[INSTRUCTIONS TO FOLLOW] Print every line of the listing exactly, please.

******

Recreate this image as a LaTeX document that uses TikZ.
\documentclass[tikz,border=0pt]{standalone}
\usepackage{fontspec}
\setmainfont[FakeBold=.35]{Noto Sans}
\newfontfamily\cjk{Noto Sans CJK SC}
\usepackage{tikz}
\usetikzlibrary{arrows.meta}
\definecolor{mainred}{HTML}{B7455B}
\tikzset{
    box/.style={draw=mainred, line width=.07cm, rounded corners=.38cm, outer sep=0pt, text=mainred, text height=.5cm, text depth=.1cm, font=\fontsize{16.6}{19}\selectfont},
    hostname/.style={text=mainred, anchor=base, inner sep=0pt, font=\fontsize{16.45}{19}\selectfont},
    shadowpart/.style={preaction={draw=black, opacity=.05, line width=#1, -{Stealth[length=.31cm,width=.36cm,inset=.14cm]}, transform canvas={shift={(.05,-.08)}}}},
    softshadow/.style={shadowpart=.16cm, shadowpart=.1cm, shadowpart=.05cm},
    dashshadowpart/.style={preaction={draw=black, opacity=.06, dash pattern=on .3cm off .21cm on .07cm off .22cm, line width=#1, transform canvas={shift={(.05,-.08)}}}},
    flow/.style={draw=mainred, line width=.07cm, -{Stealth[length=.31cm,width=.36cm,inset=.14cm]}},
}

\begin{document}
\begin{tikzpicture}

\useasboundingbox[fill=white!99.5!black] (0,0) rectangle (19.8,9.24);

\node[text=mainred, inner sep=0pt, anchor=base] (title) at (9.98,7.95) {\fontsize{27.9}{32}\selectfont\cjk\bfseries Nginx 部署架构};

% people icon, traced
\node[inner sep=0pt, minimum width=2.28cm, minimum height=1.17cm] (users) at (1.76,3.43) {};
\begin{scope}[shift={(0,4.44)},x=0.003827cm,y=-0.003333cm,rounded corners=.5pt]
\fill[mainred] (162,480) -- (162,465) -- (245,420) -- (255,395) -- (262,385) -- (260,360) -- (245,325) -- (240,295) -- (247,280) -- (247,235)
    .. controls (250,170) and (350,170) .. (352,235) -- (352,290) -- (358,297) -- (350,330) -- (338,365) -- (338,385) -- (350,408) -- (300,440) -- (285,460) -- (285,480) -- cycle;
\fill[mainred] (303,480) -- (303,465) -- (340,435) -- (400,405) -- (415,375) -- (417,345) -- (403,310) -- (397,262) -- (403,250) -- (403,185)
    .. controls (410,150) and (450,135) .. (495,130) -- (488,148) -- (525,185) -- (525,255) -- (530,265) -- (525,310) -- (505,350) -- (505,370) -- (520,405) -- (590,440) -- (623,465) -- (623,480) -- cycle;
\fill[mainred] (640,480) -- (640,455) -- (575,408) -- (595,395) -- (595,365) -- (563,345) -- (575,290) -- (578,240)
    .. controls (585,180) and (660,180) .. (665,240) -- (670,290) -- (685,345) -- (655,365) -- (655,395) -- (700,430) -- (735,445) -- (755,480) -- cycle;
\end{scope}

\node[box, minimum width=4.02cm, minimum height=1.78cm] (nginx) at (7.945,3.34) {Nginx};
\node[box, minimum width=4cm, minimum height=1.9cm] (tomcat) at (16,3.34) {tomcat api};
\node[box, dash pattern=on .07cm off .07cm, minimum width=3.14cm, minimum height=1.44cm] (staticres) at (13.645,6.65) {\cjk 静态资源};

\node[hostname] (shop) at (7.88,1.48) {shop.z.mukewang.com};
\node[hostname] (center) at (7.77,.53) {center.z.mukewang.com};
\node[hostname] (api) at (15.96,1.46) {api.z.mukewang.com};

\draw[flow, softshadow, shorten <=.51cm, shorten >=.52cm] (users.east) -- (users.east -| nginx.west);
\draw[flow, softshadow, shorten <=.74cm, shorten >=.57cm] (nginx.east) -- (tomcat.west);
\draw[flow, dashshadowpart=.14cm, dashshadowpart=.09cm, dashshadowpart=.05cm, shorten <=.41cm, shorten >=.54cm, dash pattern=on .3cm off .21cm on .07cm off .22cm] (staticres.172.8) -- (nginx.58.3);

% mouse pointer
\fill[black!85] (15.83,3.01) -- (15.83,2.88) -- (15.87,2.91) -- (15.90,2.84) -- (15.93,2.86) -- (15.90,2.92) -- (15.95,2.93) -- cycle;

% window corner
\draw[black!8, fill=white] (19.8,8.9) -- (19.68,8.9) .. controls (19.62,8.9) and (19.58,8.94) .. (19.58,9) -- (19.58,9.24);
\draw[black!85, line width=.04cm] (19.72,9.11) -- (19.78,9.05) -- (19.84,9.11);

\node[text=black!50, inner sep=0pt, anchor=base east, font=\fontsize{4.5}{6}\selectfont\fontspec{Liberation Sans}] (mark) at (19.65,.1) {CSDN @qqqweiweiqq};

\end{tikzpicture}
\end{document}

******

[COMPLETED TASK]
Recreate this image as a LaTeX document that uses TikZ.
\documentclass[tikz,border=0pt]{standalone}
\usepackage{fontspec}
\setmainfont[FakeBold=.35]{Noto Sans}
\newfontfamily\cjk{Noto Sans CJK SC}
\usepackage{tikz}
\usetikzlibrary{arrows.meta}
\definecolor{mainred}{HTML}{B7455B}
\tikzset{
    box/.style={draw=mainred, line width=.07cm, rounded corners=.38cm, outer sep=0pt, text=mainred, text height=.5cm, text depth=.1cm, font=\fontsize{16.6}{19}\selectfont},
    hostname/.style={text=mainred, anchor=base, inner sep=0pt, font=\fontsize{16.45}{19}\selectfont},
    shadowpart/.style={preaction={draw=black, opacity=.05, line width=#1, -{Stealth[length=.31cm,width=.36cm,inset=.14cm]}, transform canvas={shift={(.05,-.08)}}}},
    softshadow/.style={shadowpart=.16cm, shadowpart=.1cm, shadowpart=.05cm},
    dashshadowpart/.style={preaction={draw=black, opacity=.06, dash pattern=on .3cm off .21cm on .07cm off .22cm, line width=#1, transform canvas={shift={(.05,-.08)}}}},
    flow/.style={draw=mainred, line width=.07cm, -{Stealth[length=.31cm,width=.36cm,inset=.14cm]}},
}

\begin{document}
\begin{tikzpicture}

\useasboundingbox[fill=white!99.5!black] (0,0) rectangle (19.8,9.24);

\node[text=mainred, inner sep=0pt, anchor=base] (title) at (9.98,7.95) {\fontsize{27.9}{32}\selectfont\cjk\bfseries Nginx 部署架构};

% people icon, traced
\node[inner sep=0pt, minimum width=2.28cm, minimum height=1.17cm] (users) at (1.76,3.43) {};
\begin{scope}[shift={(0,4.44)},x=0.003827cm,y=-0.003333cm,rounded corners=.5pt]
\fill[mainred] (162,480) -- (162,465) -- (245,420) -- (255,395) -- (262,385) -- (260,360) -- (245,325) -- (240,295) -- (247,280) -- (247,235)
    .. controls (250,170) and (350,170) .. (352,235) -- (352,290) -- (358,297) -- (350,330) -- (338,365) -- (338,385) -- (350,408) -- (300,440) -- (285,460) -- (285,480) -- cycle;
\fill[mainred] (303,480) -- (303,465) -- (340,435) -- (400,405) -- (415,375) -- (417,345) -- (403,310) -- (397,262) -- (403,250) -- (403,185)
    .. controls (410,150) and (450,135) .. (495,130) -- (488,148) -- (525,185) -- (525,255) -- (530,265) -- (525,310) -- (505,350) -- (505,370) -- (520,405) -- (590,440) -- (623,465) -- (623,480) -- cycle;
\fill[mainred] (640,480) -- (640,455) -- (575,408) -- (595,395) -- (595,365) -- (563,345) -- (575,290) -- (578,240)
    .. controls (585,180) and (660,180) .. (665,240) -- (670,290) -- (685,345) -- (655,365) -- (655,395) -- (700,430) -- (735,445) -- (755,480) -- cycle;
\end{scope}

\node[box, minimum width=4.02cm, minimum height=1.78cm] (nginx) at (7.945,3.34) {Nginx};
\node[box, minimum width=4cm, minimum height=1.9cm] (tomcat) at (16,3.34) {tomcat api};
\node[box, dash pattern=on .07cm off .07cm, minimum width=3.14cm, minimum height=1.44cm] (staticres) at (13.645,6.65) {\cjk 静态资源};

\node[hostname] (shop) at (7.88,1.48) {shop.z.mukewang.com};
\node[hostname] (center) at (7.77,.53) {center.z.mukewang.com};
\node[hostname] (api) at (15.96,1.46) {api.z.mukewang.com};

\draw[flow, softshadow, shorten <=.51cm, shorten >=.52cm] (users.east) -- (users.east -| nginx.west);
\draw[flow, softshadow, shorten <=.74cm, shorten >=.57cm] (nginx.east) -- (tomcat.west);
\draw[flow, dashshadowpart=.14cm, dashshadowpart=.09cm, dashshadowpart=.05cm, shorten <=.41cm, shorten >=.54cm, dash pattern=on .3cm off .21cm on .07cm off .22cm] (staticres.172.8) -- (nginx.58.3);

% mouse pointer
\fill[black!85] (15.83,3.01) -- (15.83,2.88) -- (15.87,2.91) -- (15.90,2.84) -- (15.93,2.86) -- (15.90,2.92) -- (15.95,2.93) -- cycle;

% window corner
\draw[black!8, fill=white] (19.8,8.9) -- (19.68,8.9) .. controls (19.62,8.9) and (19.58,8.94) .. (19.58,9) -- (19.58,9.24);
\draw[black!85, line width=.04cm] (19.72,9.11) -- (19.78,9.05) -- (19.84,9.11);

\node[text=black!50, inner sep=0pt, anchor=base east, font=\fontsize{4.5}{6}\selectfont\fontspec{Liberation Sans}] (mark) at (19.65,.1) {CSDN @qqqweiweiqq};

\end{tikzpicture}
\end{document}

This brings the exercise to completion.